A sustainable model generally shows a decrease in content spend as a percentage of revenue over time, indicating operating leverage. Excessive or inefficient content debt can signal a structural problem where investment is not creating sufficient subscriber value. The amortization method smooths the operational volatility of content creation for financial reporting purposes.

Market Structure and Competitive Dynamics

The streaming industry is rapidly moving toward market saturation, making new subscriber addition difficult and costly. This environment has triggered consolidation, characterized by mergers and acquisitions. Scale is necessary to justify the immense global content investment required to compete.

A primary response to market fragmentation is the prevalence of “bundling” and strategic partnerships. Telecom providers and mobile carriers often offer streaming services as a feature of their plans, effectively subsidizing the subscription cost. This strategy provides a powerful, low-CAC distribution channel.

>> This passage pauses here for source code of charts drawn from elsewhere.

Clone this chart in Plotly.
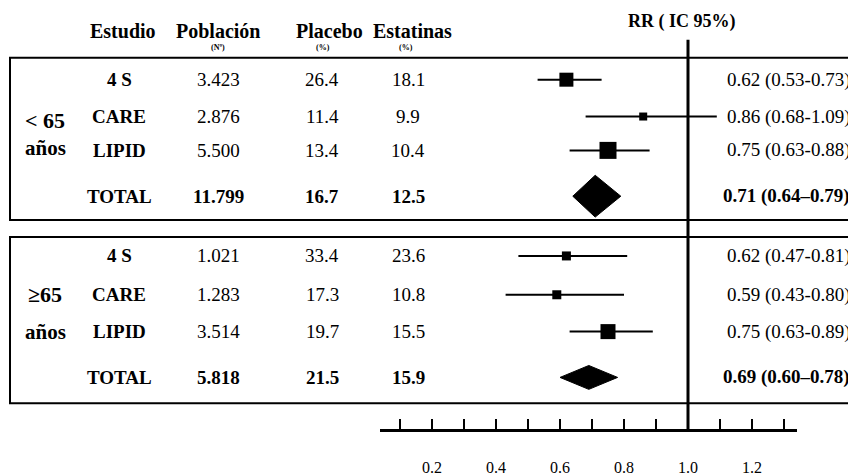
import plotly.graph_objects as go

# ---------------- data ----------------
estudios = ["4 S", "CARE", "LIPID", "TOTAL"]
grupos = [("< 65", "años"), ("≥65", "años")]

poblacion_menor65 = [3423, 2876, 5500, 11799]
placebo_menor65 = [26.4, 11.4, 13.4, 16.7]
estatinas_menor65 = [18.1, 9.9, 10.4, 12.5]
rr_menor65 = [0.62, 0.86, 0.75, 0.71]
ic_inf_menor65 = [0.53, 0.68, 0.63, 0.64]
ic_sup_menor65 = [0.73, 1.09, 0.88, 0.79]

poblacion_mayor65 = [1021, 1283, 3514, 5818]
placebo_mayor65 = [33.4, 17.3, 19.7, 21.5]
estatinas_mayor65 = [23.6, 10.8, 15.5, 15.9]
rr_mayor65 = [0.62, 0.59, 0.75, 0.69]
ic_inf_mayor65 = [0.47, 0.43, 0.63, 0.60]
ic_sup_mayor65 = [0.81, 0.80, 0.89, 0.78]

encabezados = ["Estudio", "Población", "Placebo", "Estatinas"]
subencabezados = ["(Nº)", "(%)", "(%)"]
titulo_rr = "RR ( IC 95%)"

# ---------------- layout / style constants ----------------
OFF = 8                      # page body margin of the html page
W, H = 856 - OFF, 476 - OFF  # figure size so it fills the window
X_ONE = 688 - OFF            # figure pixel of RR = 1.0
PX_UNIT = 320                # pixels per RR unit
AX_X0, AX_X1 = 380 - OFF, 797 - OFF
AX_Y = 432 - OFF
FONT = "Liberation Serif"

row_y = [[80, 117, 151, 197], [257, 296, 333, 379]]
box_y = [(58, 221), (238, 405)]
marker_sizes = [[14, 8, 17], [9, 9, 15]]
diamond_half_h = [21, 12]
group_label_y = [(121, 149), (296, 333)]

col_x = {"est": 119, "pob": 218, "pla": 322, "sta": 408}


def v_of_px(p):
    return 1 + (p - X_ONE) / PX_UNIT


def fy(y_page):
    return y_page - OFF


def fmt_pob(n):
    return f"{n:,}".replace(",", ".")


fig = go.Figure()
ann = []


def text(x_page, y_page, s, size=19, bold=False, xanchor="center"):
    if bold:
        s = f"<b>{s}</b>"
    ann.append(dict(x=(x_page - OFF) / W, xref="paper", y=fy(y_page), yref="y", text=s,
                    showarrow=False, xanchor=xanchor, yanchor="middle",
                    font=dict(family=FONT, size=size, color="black")))


# headers
text(123, 31, encabezados[0], size=20, bold=True)
text(218, 31, encabezados[1], size=20, bold=True)
text(329, 31, encabezados[2], size=20, bold=True)
text(412, 31, encabezados[3], size=20, bold=True)
text(218, 48, subencabezados[0], size=8, bold=True)
text(323, 48, subencabezados[1], size=8, bold=True)
text(406, 48, subencabezados[2], size=8, bold=True)
text(682, 22, titulo_rr, size=18, bold=True)

groups = [
    (poblacion_menor65, placebo_menor65, estatinas_menor65, rr_menor65, ic_inf_menor65, ic_sup_menor65),
    (poblacion_mayor65, placebo_mayor65, estatinas_mayor65, rr_mayor65, ic_inf_mayor65, ic_sup_mayor65),
]

shapes = []
for g, (pob, pla, sta, rr, lo, hi) in enumerate(groups):
    rows = [fy(r) for r in row_y[g]]
    # group label
    text(45, group_label_y[g][0], grupos[g][0], size=22, bold=True)
    text(45, group_label_y[g][1], grupos[g][1], size=21, bold=True)
    for i, name in enumerate(estudios):
        tot = name == "TOTAL"
        y = row_y[g][i]
        text(col_x["est"], y, name, size=19, bold=True)
        text(col_x["pob"], y, fmt_pob(pob[i]), bold=tot)
        text(col_x["pla"], y, f"{pla[i]:.1f}", bold=tot)
        text(col_x["sta"], y, f"{sta[i]:.1f}", bold=tot)
        dash = "–" if tot else "-"
        text(852, y, f"{rr[i]:.2f} ({lo[i]:.2f}{dash}{hi[i]:.2f})", bold=tot, xanchor="right")

    # studies: squares with CI
    fig.add_trace(go.Scatter(
        x=rr[:3], y=rows[:3], mode="markers",
        marker=dict(symbol="square", size=marker_sizes[g], color="black",
                    opacity=1, line=dict(width=0)),
        error_x=dict(type="data", symmetric=False,
                     array=[hi[i] - rr[i] for i in range(3)],
                     arrayminus=[rr[i] - lo[i] for i in range(3)],
                     width=0, thickness=2, color="black"),
        hoverinfo="skip"))
    # total: diamond
    yt = rows[3]
    h = diamond_half_h[g]
    fig.add_trace(go.Scatter(
        x=[lo[3], rr[3], hi[3], rr[3], lo[3]],
        y=[yt, yt - h, yt, yt + h, yt],
        mode="lines", fill="toself", fillcolor="black",
        line=dict(color="black", width=1), hoverinfo="skip"))

    y0, y1 = box_y[g]
    shapes.append(dict(type="rect", xref="paper", yref="y", x0=(10 - OFF) / W, x1=(870 - OFF) / W,
                       y0=fy(y0), y1=fy(y1), line=dict(color="black", width=2), layer="below"))

# reference line at RR = 1
shapes.append(dict(type="line", xref="x", yref="y", x0=1, x1=1, y0=fy(40), y1=AX_Y,
                   line=dict(color="black", width=3)))

fig.update_layout(
    width=W, height=H,
    margin=dict(l=0, r=0, t=0, b=0),
    paper_bgcolor="white", plot_bgcolor="rgba(0,0,0,0)",
    showlegend=False,
    xaxis=dict(
        domain=[AX_X0 / W, AX_X1 / W],
        range=[v_of_px(AX_X0), v_of_px(AX_X1)],
        anchor="free", position=(H - AX_Y) / H,
        showline=True, linewidth=3, linecolor="black",
        ticks="inside", ticklen=10, tickwidth=1.5, tickcolor="black",
        tick0=0.2, dtick=0.2, tickformat=".1f",
        tickfont=dict(family=FONT, size=16, color="black"),
        ticklabelstandoff=22,
        minor=dict(tick0=0.1, dtick=0.1, ticks="inside", ticklen=10,
                   tickwidth=1.5, tickcolor="black", showgrid=False),
        showgrid=False, zeroline=False, fixedrange=True,
    ),
    yaxis=dict(domain=[0, 1], range=[H, 0], visible=False, fixedrange=True),
    annotations=ann,
    shapes=shapes,
)

fig.write_html("out.html")
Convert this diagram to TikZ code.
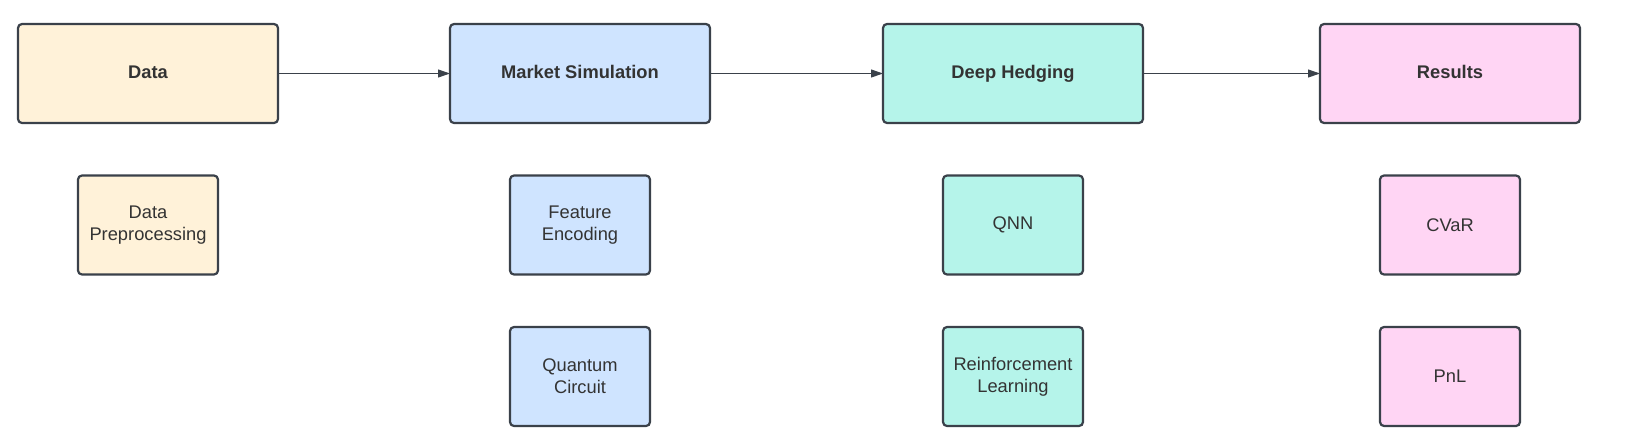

“Subscription fatigue” poses a structural challenge, as consumers are generally only willing to pay for a limited number of services. The average US household subscribes to a finite set of platforms, creating intense, zero-sum competition. This limitation forces companies to prioritize retention through exclusive content and pricing power.

The competitive landscape is defined by a fierce battle for consumer wallet share, not just content supremacy. Investors must assess a company’s ability to operate profitably in a mature market where organic subscriber growth is slowing. Success hinges on pricing leverage and extracting greater ARPU from an established user base.